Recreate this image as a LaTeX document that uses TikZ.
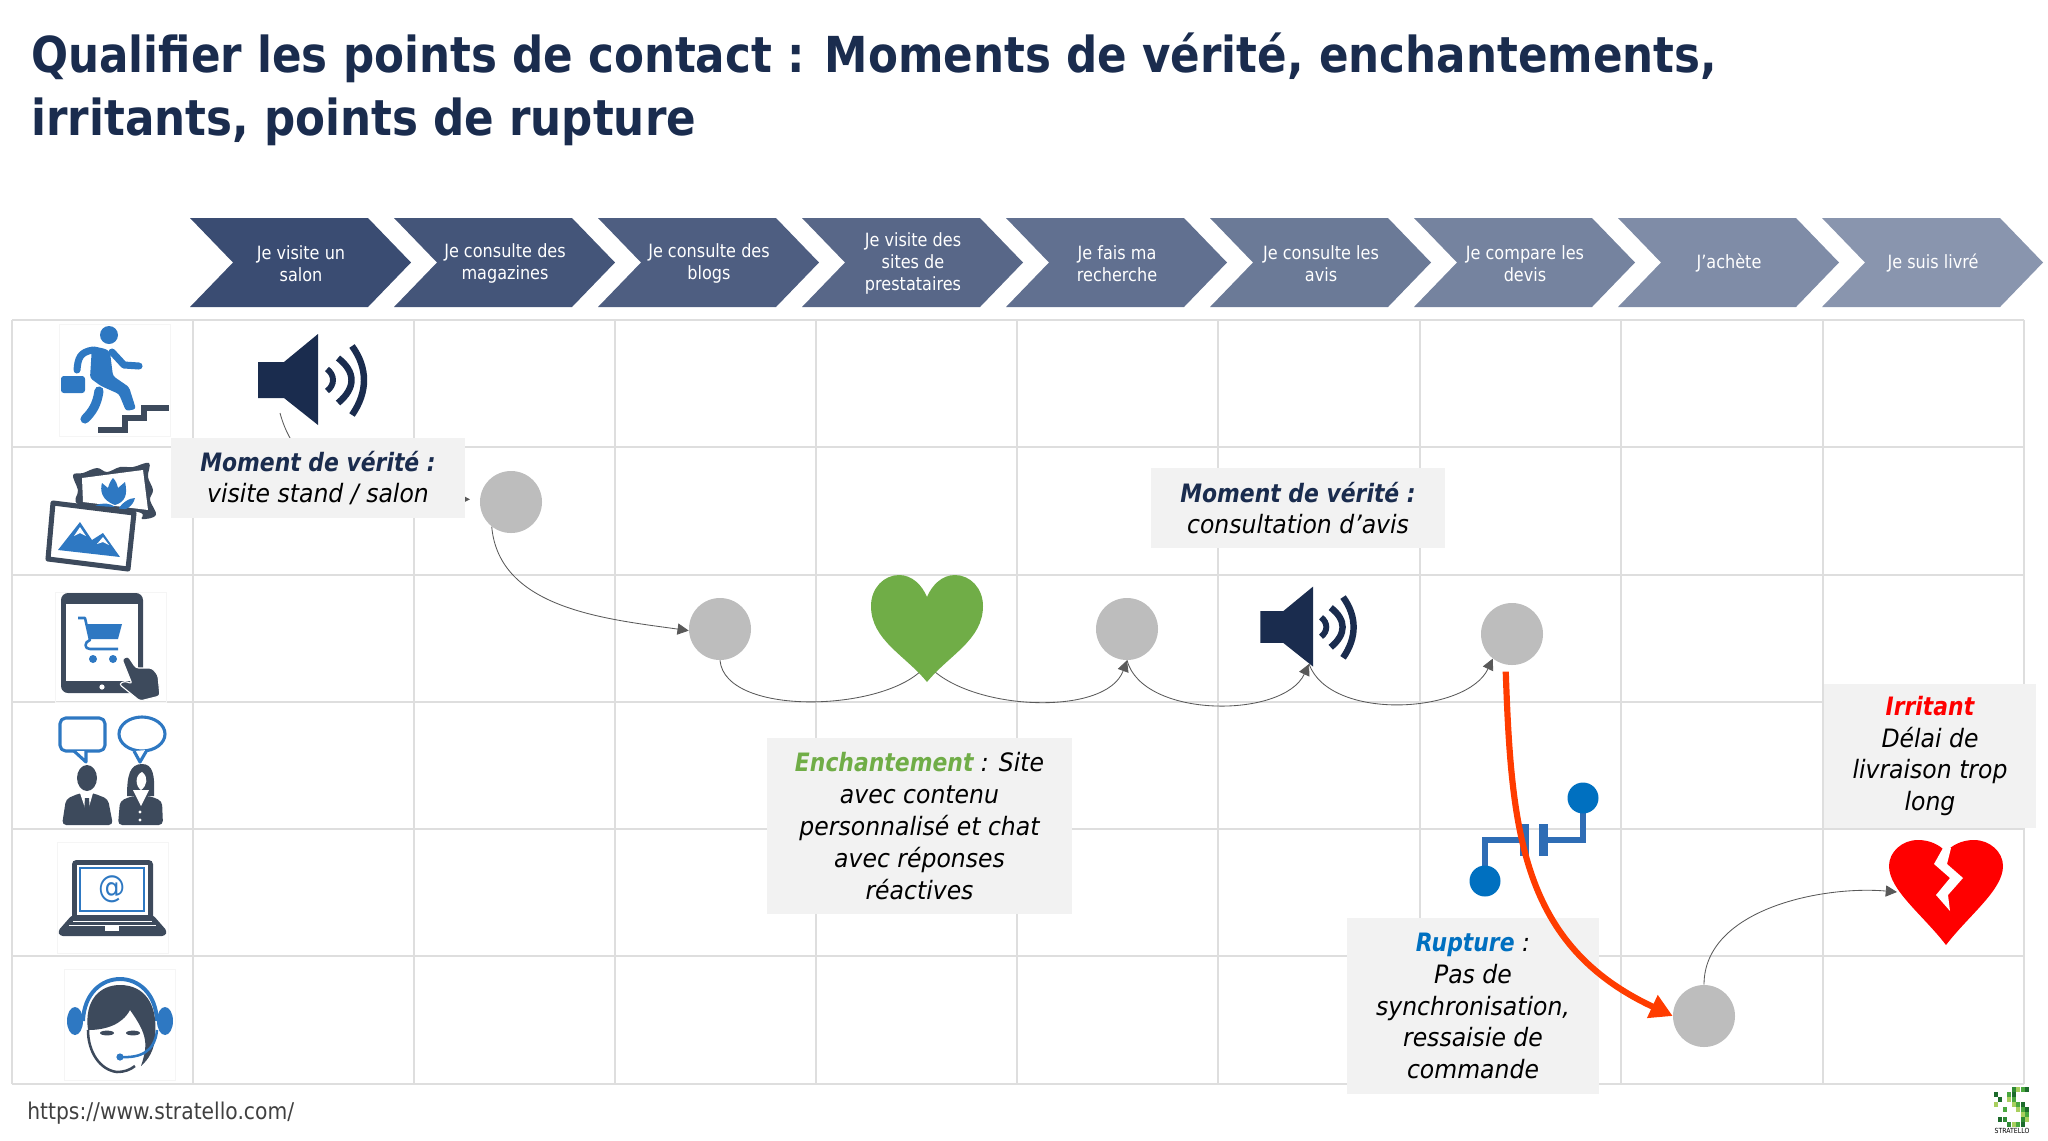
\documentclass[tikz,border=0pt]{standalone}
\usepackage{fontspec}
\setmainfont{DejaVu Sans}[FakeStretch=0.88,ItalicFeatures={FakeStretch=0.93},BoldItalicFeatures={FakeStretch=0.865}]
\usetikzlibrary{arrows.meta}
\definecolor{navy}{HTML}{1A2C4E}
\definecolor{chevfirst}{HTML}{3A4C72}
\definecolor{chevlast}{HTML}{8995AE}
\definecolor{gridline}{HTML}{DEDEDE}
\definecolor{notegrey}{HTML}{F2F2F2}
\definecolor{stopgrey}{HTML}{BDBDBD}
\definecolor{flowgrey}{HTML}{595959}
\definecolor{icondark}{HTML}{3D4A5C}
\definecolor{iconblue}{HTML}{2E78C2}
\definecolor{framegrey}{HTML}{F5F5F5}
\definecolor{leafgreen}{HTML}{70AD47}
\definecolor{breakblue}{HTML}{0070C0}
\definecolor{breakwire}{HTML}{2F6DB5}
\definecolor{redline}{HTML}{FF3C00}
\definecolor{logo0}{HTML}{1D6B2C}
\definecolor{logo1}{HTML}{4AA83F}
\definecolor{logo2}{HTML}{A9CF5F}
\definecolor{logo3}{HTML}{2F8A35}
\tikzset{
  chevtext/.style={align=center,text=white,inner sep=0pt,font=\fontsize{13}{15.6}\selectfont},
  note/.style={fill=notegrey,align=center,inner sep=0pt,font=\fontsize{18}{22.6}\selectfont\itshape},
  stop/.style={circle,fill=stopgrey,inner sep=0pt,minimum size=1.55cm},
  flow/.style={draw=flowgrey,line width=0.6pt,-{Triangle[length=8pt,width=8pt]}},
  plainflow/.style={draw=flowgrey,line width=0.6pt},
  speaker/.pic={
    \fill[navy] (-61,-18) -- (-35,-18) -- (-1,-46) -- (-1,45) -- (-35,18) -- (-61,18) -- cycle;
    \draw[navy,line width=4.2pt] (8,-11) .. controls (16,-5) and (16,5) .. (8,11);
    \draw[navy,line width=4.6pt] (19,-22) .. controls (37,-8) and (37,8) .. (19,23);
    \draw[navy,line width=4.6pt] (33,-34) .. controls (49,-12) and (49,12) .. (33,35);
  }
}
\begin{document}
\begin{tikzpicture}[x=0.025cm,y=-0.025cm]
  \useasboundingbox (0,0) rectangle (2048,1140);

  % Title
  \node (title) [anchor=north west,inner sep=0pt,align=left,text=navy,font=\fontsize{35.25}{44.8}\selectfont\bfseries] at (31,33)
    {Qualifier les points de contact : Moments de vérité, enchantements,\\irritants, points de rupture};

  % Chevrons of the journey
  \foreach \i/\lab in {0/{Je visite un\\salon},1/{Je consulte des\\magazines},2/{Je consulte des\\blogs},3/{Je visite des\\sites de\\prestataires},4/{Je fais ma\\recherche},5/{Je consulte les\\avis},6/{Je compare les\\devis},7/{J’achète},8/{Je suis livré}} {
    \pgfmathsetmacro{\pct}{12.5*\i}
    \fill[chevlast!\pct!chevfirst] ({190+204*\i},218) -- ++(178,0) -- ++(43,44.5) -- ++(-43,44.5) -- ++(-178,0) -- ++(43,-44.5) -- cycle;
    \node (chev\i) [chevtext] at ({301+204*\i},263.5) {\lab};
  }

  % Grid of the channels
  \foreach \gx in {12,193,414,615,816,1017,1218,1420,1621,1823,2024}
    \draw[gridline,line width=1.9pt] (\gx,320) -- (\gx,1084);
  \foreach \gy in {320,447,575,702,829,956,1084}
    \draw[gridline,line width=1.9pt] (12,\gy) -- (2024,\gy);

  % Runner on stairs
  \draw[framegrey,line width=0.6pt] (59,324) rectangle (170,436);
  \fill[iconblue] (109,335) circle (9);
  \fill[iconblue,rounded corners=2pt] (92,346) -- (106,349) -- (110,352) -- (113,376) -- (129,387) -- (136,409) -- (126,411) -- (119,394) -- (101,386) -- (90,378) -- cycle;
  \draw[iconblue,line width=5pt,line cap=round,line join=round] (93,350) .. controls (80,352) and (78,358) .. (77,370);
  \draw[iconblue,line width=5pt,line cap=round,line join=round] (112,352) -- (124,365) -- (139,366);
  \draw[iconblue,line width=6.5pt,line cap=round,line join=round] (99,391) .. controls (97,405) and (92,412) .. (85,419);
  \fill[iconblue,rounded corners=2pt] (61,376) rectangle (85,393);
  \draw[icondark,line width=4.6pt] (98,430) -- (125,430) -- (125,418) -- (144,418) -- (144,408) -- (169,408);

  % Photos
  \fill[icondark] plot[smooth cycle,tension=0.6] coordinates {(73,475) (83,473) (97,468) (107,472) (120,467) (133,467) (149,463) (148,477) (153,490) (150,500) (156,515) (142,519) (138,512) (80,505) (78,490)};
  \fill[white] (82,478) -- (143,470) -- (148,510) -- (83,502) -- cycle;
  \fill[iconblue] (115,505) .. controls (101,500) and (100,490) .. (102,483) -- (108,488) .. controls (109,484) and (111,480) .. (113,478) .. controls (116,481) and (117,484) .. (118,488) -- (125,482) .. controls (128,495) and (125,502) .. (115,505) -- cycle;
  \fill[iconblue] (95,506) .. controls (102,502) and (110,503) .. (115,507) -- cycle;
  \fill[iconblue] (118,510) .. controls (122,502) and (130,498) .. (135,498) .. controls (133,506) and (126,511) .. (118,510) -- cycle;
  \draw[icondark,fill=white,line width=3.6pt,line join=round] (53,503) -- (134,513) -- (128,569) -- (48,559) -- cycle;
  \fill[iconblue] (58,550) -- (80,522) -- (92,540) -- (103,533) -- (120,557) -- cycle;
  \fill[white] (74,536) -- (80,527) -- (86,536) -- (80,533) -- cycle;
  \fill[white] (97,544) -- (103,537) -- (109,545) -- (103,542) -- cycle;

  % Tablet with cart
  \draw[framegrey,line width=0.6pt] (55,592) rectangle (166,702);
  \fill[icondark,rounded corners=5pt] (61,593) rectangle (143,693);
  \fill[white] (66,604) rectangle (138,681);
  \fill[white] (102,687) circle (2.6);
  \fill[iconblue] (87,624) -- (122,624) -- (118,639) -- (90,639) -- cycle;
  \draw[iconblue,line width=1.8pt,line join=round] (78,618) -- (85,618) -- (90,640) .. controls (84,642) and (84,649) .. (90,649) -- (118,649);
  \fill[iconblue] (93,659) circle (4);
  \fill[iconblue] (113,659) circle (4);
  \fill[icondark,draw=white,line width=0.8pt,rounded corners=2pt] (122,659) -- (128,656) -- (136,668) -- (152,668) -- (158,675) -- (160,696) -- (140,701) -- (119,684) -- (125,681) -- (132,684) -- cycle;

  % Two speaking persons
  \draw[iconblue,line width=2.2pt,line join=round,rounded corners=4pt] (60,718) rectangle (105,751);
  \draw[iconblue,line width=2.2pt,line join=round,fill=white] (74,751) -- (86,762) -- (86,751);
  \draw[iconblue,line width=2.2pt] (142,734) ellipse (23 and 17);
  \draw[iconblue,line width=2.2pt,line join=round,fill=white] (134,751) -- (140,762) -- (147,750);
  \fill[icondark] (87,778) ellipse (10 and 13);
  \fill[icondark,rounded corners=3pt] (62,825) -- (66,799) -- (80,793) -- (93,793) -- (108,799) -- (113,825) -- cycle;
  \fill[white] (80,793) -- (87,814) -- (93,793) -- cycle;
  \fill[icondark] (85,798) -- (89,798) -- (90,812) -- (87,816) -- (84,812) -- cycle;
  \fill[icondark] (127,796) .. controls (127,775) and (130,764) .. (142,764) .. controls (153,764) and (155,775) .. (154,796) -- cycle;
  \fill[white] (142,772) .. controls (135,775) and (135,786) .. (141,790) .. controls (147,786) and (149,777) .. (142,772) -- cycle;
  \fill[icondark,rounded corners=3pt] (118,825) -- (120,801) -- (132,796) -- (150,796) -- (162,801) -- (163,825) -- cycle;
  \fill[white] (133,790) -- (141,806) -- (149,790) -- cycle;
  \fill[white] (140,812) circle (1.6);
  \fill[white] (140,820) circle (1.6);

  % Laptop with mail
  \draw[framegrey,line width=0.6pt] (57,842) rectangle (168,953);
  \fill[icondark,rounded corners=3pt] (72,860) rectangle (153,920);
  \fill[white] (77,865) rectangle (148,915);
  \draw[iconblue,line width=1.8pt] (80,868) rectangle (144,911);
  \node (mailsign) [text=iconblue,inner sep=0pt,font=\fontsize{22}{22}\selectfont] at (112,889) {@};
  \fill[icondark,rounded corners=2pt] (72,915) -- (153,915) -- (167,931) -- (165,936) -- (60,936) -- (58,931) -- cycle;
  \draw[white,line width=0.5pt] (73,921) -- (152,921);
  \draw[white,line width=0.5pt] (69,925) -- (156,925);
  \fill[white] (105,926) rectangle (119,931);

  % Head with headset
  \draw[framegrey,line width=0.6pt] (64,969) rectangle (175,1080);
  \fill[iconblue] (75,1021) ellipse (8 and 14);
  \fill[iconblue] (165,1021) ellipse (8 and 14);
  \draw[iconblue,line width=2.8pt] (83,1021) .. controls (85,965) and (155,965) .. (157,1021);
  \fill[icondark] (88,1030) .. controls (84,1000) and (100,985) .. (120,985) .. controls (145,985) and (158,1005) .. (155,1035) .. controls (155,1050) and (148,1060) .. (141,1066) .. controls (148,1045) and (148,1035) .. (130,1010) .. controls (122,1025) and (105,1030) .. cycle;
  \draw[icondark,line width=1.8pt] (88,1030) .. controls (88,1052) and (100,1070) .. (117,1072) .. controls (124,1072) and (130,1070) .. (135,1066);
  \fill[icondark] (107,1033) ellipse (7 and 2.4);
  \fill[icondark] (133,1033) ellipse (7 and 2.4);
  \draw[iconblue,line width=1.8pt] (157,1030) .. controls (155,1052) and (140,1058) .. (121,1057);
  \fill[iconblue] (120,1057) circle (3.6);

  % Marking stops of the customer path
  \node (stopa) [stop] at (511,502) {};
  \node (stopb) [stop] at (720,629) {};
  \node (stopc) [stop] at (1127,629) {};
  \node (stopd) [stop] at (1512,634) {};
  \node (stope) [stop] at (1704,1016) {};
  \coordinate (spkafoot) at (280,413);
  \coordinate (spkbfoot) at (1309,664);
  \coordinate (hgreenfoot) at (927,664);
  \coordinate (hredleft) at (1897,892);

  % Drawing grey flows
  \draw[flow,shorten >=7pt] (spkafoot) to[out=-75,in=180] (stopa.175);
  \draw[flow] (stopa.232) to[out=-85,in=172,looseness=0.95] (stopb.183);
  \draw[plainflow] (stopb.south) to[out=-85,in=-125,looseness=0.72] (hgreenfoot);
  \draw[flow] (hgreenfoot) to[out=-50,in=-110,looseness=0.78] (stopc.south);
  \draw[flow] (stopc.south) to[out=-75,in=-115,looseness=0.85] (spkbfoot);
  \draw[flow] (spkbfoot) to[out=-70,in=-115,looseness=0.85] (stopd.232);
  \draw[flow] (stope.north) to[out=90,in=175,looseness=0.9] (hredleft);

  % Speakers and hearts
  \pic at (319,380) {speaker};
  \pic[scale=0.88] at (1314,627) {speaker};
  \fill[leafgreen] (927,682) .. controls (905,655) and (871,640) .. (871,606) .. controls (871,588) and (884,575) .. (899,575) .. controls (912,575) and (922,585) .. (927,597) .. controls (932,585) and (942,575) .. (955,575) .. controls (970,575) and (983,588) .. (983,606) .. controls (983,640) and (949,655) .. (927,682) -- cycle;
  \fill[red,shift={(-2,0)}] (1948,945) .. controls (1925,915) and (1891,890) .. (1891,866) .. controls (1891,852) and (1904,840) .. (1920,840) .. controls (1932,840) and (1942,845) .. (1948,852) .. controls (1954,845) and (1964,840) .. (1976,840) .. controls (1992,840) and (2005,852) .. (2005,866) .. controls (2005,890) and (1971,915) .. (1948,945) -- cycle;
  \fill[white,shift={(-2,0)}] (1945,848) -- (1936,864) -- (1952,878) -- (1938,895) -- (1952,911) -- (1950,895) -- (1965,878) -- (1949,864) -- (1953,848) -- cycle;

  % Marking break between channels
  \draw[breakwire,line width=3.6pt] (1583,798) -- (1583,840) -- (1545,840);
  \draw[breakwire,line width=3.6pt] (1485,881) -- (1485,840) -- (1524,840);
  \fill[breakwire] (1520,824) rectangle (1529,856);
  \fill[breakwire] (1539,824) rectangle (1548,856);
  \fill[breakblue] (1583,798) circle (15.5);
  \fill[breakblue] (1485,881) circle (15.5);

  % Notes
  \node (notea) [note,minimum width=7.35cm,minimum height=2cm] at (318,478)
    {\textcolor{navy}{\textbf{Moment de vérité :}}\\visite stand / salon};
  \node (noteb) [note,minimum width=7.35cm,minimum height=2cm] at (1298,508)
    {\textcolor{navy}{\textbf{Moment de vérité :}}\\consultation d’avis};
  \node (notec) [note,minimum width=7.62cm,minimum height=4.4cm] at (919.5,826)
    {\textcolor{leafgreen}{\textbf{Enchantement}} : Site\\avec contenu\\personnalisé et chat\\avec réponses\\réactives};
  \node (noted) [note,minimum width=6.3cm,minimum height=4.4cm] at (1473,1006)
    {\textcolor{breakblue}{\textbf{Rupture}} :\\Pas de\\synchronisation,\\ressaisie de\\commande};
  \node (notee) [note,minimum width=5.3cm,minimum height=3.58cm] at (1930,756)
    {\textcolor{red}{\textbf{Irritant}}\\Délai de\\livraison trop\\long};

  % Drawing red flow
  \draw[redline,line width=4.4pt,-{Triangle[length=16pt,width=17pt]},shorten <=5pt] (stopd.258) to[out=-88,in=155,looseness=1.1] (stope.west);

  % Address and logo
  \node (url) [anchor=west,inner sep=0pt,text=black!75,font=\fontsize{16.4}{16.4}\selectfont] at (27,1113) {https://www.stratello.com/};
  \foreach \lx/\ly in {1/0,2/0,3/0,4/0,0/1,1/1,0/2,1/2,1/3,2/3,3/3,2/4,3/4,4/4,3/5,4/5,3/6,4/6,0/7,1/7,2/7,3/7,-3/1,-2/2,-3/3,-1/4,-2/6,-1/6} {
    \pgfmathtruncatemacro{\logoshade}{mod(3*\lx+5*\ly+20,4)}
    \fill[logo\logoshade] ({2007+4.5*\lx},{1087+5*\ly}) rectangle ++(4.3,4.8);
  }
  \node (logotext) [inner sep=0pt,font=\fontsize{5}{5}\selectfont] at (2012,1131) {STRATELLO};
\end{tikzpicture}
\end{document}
——————
Set the lines above down again, word for word, from the first through the one containing "(0,0) rectangle (2048,1140);"; pictures excluded.

Recreate this image as a LaTeX document that uses TikZ.
\documentclass[tikz,border=0pt]{standalone}
\usepackage{fontspec}
\setmainfont{DejaVu Sans}[FakeStretch=0.88,ItalicFeatures={FakeStretch=0.93},BoldItalicFeatures={FakeStretch=0.865}]
\usetikzlibrary{arrows.meta}
\definecolor{navy}{HTML}{1A2C4E}
\definecolor{chevfirst}{HTML}{3A4C72}
\definecolor{chevlast}{HTML}{8995AE}
\definecolor{gridline}{HTML}{DEDEDE}
\definecolor{notegrey}{HTML}{F2F2F2}
\definecolor{stopgrey}{HTML}{BDBDBD}
\definecolor{flowgrey}{HTML}{595959}
\definecolor{icondark}{HTML}{3D4A5C}
\definecolor{iconblue}{HTML}{2E78C2}
\definecolor{framegrey}{HTML}{F5F5F5}
\definecolor{leafgreen}{HTML}{70AD47}
\definecolor{breakblue}{HTML}{0070C0}
\definecolor{breakwire}{HTML}{2F6DB5}
\definecolor{redline}{HTML}{FF3C00}
\definecolor{logo0}{HTML}{1D6B2C}
\definecolor{logo1}{HTML}{4AA83F}
\definecolor{logo2}{HTML}{A9CF5F}
\definecolor{logo3}{HTML}{2F8A35}
\tikzset{
  chevtext/.style={align=center,text=white,inner sep=0pt,font=\fontsize{13}{15.6}\selectfont},
  note/.style={fill=notegrey,align=center,inner sep=0pt,font=\fontsize{18}{22.6}\selectfont\itshape},
  stop/.style={circle,fill=stopgrey,inner sep=0pt,minimum size=1.55cm},
  flow/.style={draw=flowgrey,line width=0.6pt,-{Triangle[length=8pt,width=8pt]}},
  plainflow/.style={draw=flowgrey,line width=0.6pt},
  speaker/.pic={
    \fill[navy] (-61,-18) -- (-35,-18) -- (-1,-46) -- (-1,45) -- (-35,18) -- (-61,18) -- cycle;
    \draw[navy,line width=4.2pt] (8,-11) .. controls (16,-5) and (16,5) .. (8,11);
    \draw[navy,line width=4.6pt] (19,-22) .. controls (37,-8) and (37,8) .. (19,23);
    \draw[navy,line width=4.6pt] (33,-34) .. controls (49,-12) and (49,12) .. (33,35);
  }
}
\begin{document}
\begin{tikzpicture}[x=0.025cm,y=-0.025cm]
  \useasboundingbox (0,0) rectangle (2048,1140);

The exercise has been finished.